Al Banna, also known as Abu Ayman Al Masri, is the last surviving founding member of Al Qaeda in the Arabian Peninsula (Aqap), the US State Department said.
He was its chief of security and provided military and security guidance.
“In a 2010 article for Aqap’s English-language online magazine, Al Banna described the September 11, 2001 terrorist attacks on the United States as virtuous and threatened to target Americans worldwide in response to US actions overseas,” the State Department said.
It appealed for information on Al Banna through its Rewards for Justice programme on Thursday.
The US officially designated Al Banna as a terrorist in June 2017.

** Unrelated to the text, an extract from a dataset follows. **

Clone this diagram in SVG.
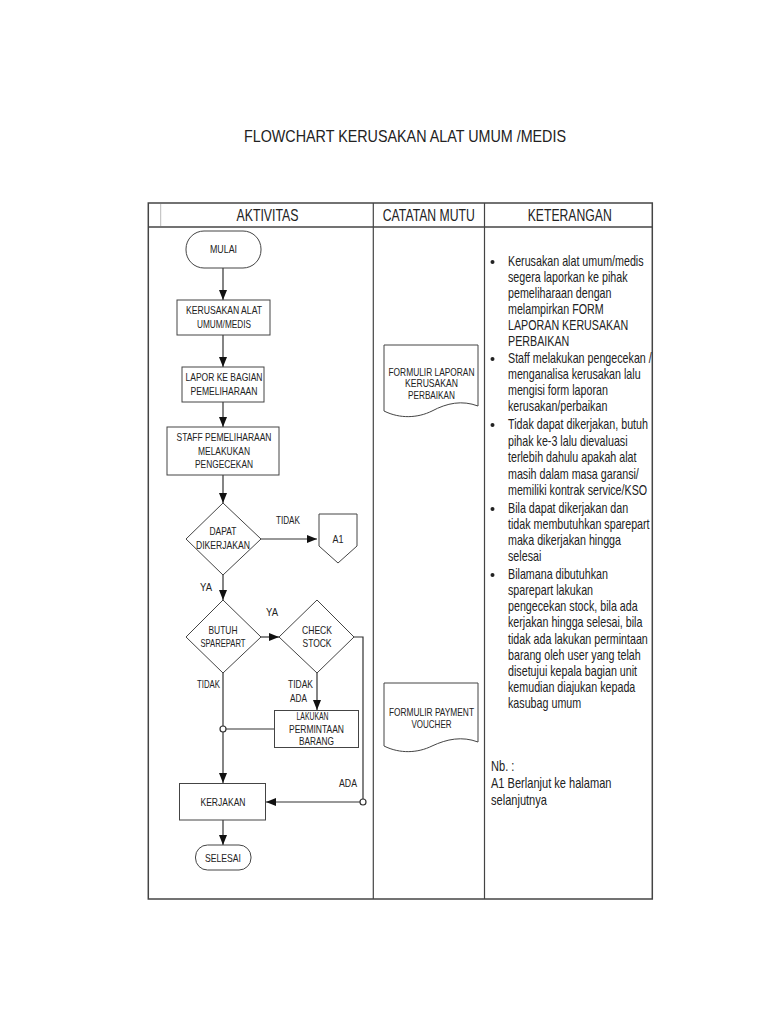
<svg xmlns="http://www.w3.org/2000/svg" width="768" height="1024" viewBox="0 0 768 1024">
<style>
text{font-family:"Liberation Sans",Arial,sans-serif;fill:#222}
.n{font-size:11.5px;text-anchor:middle}
.l{font-size:11.5px}
.h{font-size:16.5px;text-anchor:middle}
.k{font-size:14px}
.s{fill:#fff;stroke:#444;stroke-width:1}
.c{fill:none;stroke:#333;stroke-width:1.2}
.tb{fill:none;stroke:#444;stroke-width:1.5}
</style>
<defs>
<marker id="ah" markerUnits="userSpaceOnUse" markerWidth="11" markerHeight="9" refX="10" refY="4" orient="auto">
<path d="M0,0 L10,4 L0,8 Z" fill="#111"/>
</marker>
</defs>
<rect width="768" height="1024" fill="#fff"/>
<text id="title" x="405" y="141.5" style="font-size:17px;text-anchor:middle" textLength="322" lengthAdjust="spacingAndGlyphs">FLOWCHART KERUSAKAN ALAT UMUM /MEDIS</text>
<g id="table">
<rect class="tb" x="148.3" y="203" width="504" height="696"/>
<line class="tb" x1="148.3" y1="227" x2="652.3" y2="227"/>
<line class="tb" x1="373.3" y1="203" x2="373.3" y2="899" style="stroke-width:1.2"/>
<line class="tb" x1="484.5" y1="203" x2="484.5" y2="899" style="stroke-width:1.2"/>
<line x1="160.7" y1="204" x2="160.7" y2="226" stroke="#bbb" stroke-width="1"/>
<text class="h" x="267.5" y="221" textLength="62" lengthAdjust="spacingAndGlyphs">AKTIVITAS</text>
<text class="h" x="428.8" y="221" textLength="92" lengthAdjust="spacingAndGlyphs">CATATAN MUTU</text>
<text class="h" x="569.7" y="221" textLength="84" lengthAdjust="spacingAndGlyphs">KETERANGAN</text>
</g>
<g id="connectors">
<path class="c" d="M223,268 V300" marker-end="url(#ah)"/>
<path class="c" d="M223,335 V367" marker-end="url(#ah)"/>
<path class="c" d="M223,402 V427" marker-end="url(#ah)"/>
<path class="c" d="M223,475 V503" marker-end="url(#ah)"/>
<path class="c" d="M261,539 H317" marker-end="url(#ah)"/>
<path class="c" d="M223,575 V600" marker-end="url(#ah)"/>
<path class="c" d="M261,637 H279" marker-end="url(#ah)"/>
<path class="c" d="M354,637 H363 V802 H266" marker-end="url(#ah)"/>
<path class="c" d="M317,673 V710" marker-end="url(#ah)"/>
<path class="c" d="M274,729 H223"/>
<path class="c" d="M223,673 V783" marker-end="url(#ah)"/>
<path class="c" d="M223,820 V845" marker-end="url(#ah)"/>
<circle cx="223" cy="729" r="3" fill="#fff" stroke="#333" stroke-width="1.2"/>
<circle cx="363" cy="802" r="3" fill="#fff" stroke="#333" stroke-width="1.2"/>
<text class="l" x="276" y="524" textLength="24" lengthAdjust="spacingAndGlyphs">TIDAK</text>
<text class="l" x="200" y="591" textLength="12" lengthAdjust="spacingAndGlyphs">YA</text>
<text class="l" x="266" y="616" textLength="12" lengthAdjust="spacingAndGlyphs">YA</text>
<text class="l" x="197" y="688" textLength="23" lengthAdjust="spacingAndGlyphs">TIDAK</text>
<text class="l" x="288" y="688" textLength="25" lengthAdjust="spacingAndGlyphs">TIDAK</text>
<text class="l" x="290" y="702" textLength="17" lengthAdjust="spacingAndGlyphs">ADA</text>
<text class="l" x="339" y="787" textLength="18" lengthAdjust="spacingAndGlyphs">ADA</text>
</g>
<g id="mulai">
<rect class="s" x="186" y="231" width="75" height="37" rx="18" ry="18"/>
<text class="n" x="223.5" y="253" textLength="27" lengthAdjust="spacingAndGlyphs">MULAI</text>
</g>
<g id="kerusakan">
<rect class="s" x="177" y="300" width="93" height="35"/>
<text class="n" x="224" y="314" textLength="76" lengthAdjust="spacingAndGlyphs">KERUSAKAN ALAT</text>
<text class="n" x="224" y="327.5" textLength="54" lengthAdjust="spacingAndGlyphs">UMUM/MEDIS</text>
</g>
<g id="lapor">
<rect class="s" x="182" y="367" width="82" height="35"/>
<text class="n" x="224" y="381" textLength="77" lengthAdjust="spacingAndGlyphs">LAPOR KE BAGIAN</text>
<text class="n" x="224" y="394.5" textLength="67" lengthAdjust="spacingAndGlyphs">PEMELIHARAAN</text>
</g>
<g id="staff">
<rect class="s" x="167" y="427" width="112" height="48"/>
<text class="n" x="224" y="441" textLength="95" lengthAdjust="spacingAndGlyphs">STAFF PEMELIHARAAN</text>
<text class="n" x="224" y="454.5" textLength="52" lengthAdjust="spacingAndGlyphs">MELAKUKAN</text>
<text class="n" x="224" y="468" textLength="58" lengthAdjust="spacingAndGlyphs">PENGECEKAN</text>
</g>
<g id="dapat">
<polygon class="s" points="223,503 261,539 223,575 186,539"/>
<text class="n" x="223" y="535" textLength="27" lengthAdjust="spacingAndGlyphs">DAPAT</text>
<text class="n" x="223" y="548.5" textLength="54" lengthAdjust="spacingAndGlyphs">DIKERJAKAN</text>
</g>
<g id="a1">
<polygon class="s" points="319,514 357,514 357,546 338,563 319,546"/>
<text class="n" x="338" y="543" textLength="11" lengthAdjust="spacingAndGlyphs">A1</text>
</g>
<g id="butuh">
<polygon class="s" points="223,600 261,637 223,673 186,637"/>
<text class="n" x="223" y="634" textLength="29" lengthAdjust="spacingAndGlyphs">BUTUH</text>
<text class="n" x="223" y="647" textLength="45" lengthAdjust="spacingAndGlyphs">SPAREPART</text>
</g>
<g id="check">
<polygon class="s" points="317,600 354,637 317,673 279,637"/>
<text class="n" x="317" y="634" textLength="30" lengthAdjust="spacingAndGlyphs">CHECK</text>
<text class="n" x="317" y="647" textLength="29" lengthAdjust="spacingAndGlyphs">STOCK</text>
</g>
<g id="lakukan">
<rect class="s" x="274.5" y="710.5" width="84" height="37"/>
<text class="n" x="312.5" y="719.5" textLength="32" lengthAdjust="spacingAndGlyphs">LAKUKAN</text>
<text class="n" x="316.5" y="733" textLength="55" lengthAdjust="spacingAndGlyphs">PERMINTAAN</text>
<text class="n" x="316.5" y="745" textLength="35" lengthAdjust="spacingAndGlyphs">BARANG</text>
</g>
<g id="kerjakan">
<rect class="s" x="179.5" y="783.5" width="86" height="36.5"/>
<text class="n" x="223" y="805.5" textLength="45" lengthAdjust="spacingAndGlyphs">KERJAKAN</text>
</g>
<g id="selesai">
<rect class="s" x="195.5" y="845" width="55.5" height="25" rx="12" ry="12"/>
<text class="n" x="223" y="862" textLength="36" lengthAdjust="spacingAndGlyphs">SELESAI</text>
</g>
<g id="doc-laporan">
<path class="s" d="M384,345 H478 V406 C462,400 447,403 432,411 C418,418 400,419 384,411 Z"/>
<text class="n" x="431.5" y="375.5" textLength="86" lengthAdjust="spacingAndGlyphs">FORMULIR LAPORAN</text>
<text class="n" x="431.5" y="387" textLength="53" lengthAdjust="spacingAndGlyphs">KERUSAKAN</text>
<text class="n" x="431.5" y="398.5" textLength="47" lengthAdjust="spacingAndGlyphs">PERBAIKAN</text>
</g>
<g id="doc-payment">
<path class="s" d="M384,683 H478 V742 C462,736 447,739 432,746 C418,753 400,754 384,746 Z"/>
<text class="n" x="431.5" y="715.5" textLength="85" lengthAdjust="spacingAndGlyphs">FORMULIR PAYMENT</text>
<text class="n" x="431.5" y="727.5" textLength="40" lengthAdjust="spacingAndGlyphs">VOUCHER</text>
</g>
<g id="keterangan">
<circle cx="492.5" cy="262" r="2" fill="#222"/>
<circle cx="492.5" cy="359" r="2" fill="#222"/>
<circle cx="492.5" cy="425" r="2" fill="#222"/>
<circle cx="492.5" cy="509" r="2" fill="#222"/>
<circle cx="492.5" cy="575" r="2" fill="#222"/>
<g transform="translate(508 0) scale(0.765 1)">
<text class="k" x="0" y="266.5">Kerusakan alat umum/medis</text>
<text class="k" x="0" y="282.5">segera laporkan ke pihak</text>
<text class="k" x="0" y="298.5">pemeliharaan dengan</text>
<text class="k" x="0" y="314.5">melampirkan FORM</text>
<text class="k" x="0" y="330.5">LAPORAN KERUSAKAN</text>
<text class="k" x="0" y="346.5">PERBAIKAN</text>
<text class="k" x="0" y="363.5">Staff melakukan pengecekan /</text>
<text class="k" x="0" y="379.5">menganalisa kerusakan lalu</text>
<text class="k" x="0" y="395.5">mengisi form laporan</text>
<text class="k" x="0" y="411.5">kerusakan/perbaikan</text>
<text class="k" x="0" y="429.5">Tidak dapat dikerjakan, butuh</text>
<text class="k" x="0" y="446">pihak ke-3 lalu dievaluasi</text>
<text class="k" x="0" y="462.5">terlebih dahulu apakah alat</text>
<text class="k" x="0" y="479">masih dalam masa garansi/</text>
<text class="k" x="0" y="495.5">memiliki kontrak service/KSO</text>
<text class="k" x="0" y="513.5">Bila dapat dikerjakan dan</text>
<text class="k" x="0" y="529.5">tidak membutuhkan sparepart</text>
<text class="k" x="0" y="545.5">maka dikerjakan hingga</text>
<text class="k" x="0" y="561.5">selesai</text>
<text class="k" x="0" y="579.5">Bilamana dibutuhkan</text>
<text class="k" x="0" y="595.5">sparepart lakukan</text>
<text class="k" x="0" y="611.5">pengecekan stock, bila ada</text>
<text class="k" x="0" y="627.5">kerjakan hingga selesai, bila</text>
<text class="k" x="0" y="644">tidak ada lakukan permintaan</text>
<text class="k" x="0" y="660.5">barang oleh user yang telah</text>
<text class="k" x="0" y="676.5">disetujui kepala bagian unit</text>
<text class="k" x="0" y="692.5">kemudian diajukan kepada</text>
<text class="k" x="0" y="708">kasubag umum</text>
</g>
<g transform="translate(491 0) scale(0.79 1)">
<text class="k" x="0" y="771">Nb. :</text>
<text class="k" x="0" y="788">A1 Berlanjut ke halaman</text>
<text class="k" x="0" y="805">selanjutnya</text>
</g>
</g>
</svg>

The State Department said Aqap, which was designated as a terrorist group in 2010, has taken aim at local, US, and western interests in the Arabian Peninsula, as well as abroad.
The group has claimed responsibility for a number terrorist attacks, including the January 2015 assault on the offices of satirical newspaper Charlie Hebdo in Paris that killed 12 people.
Before joining Aqap, Al Banna was a leader of the Egyptian Islamic Jihad group in Yemen from 1996 to 1998 and was in charge of training and intelligence operations.
He is believed to have planned the 1993 assassination attempt on former Egyptian prime minister Atef Sedky before fleeing to Yemen and joining Al Qaeda.
Al Banna has survived repeated US attempts to kill him with missiles fired from drones.
In October 2011, the Pentagon claimed that he was killed with six other people, but this proved to be wrong.
Al Qaeda remains active in Yemen, and is suspected to have carried out the attack on a security post in the south in September that led to the deaths of at least 21 Yemeni troops.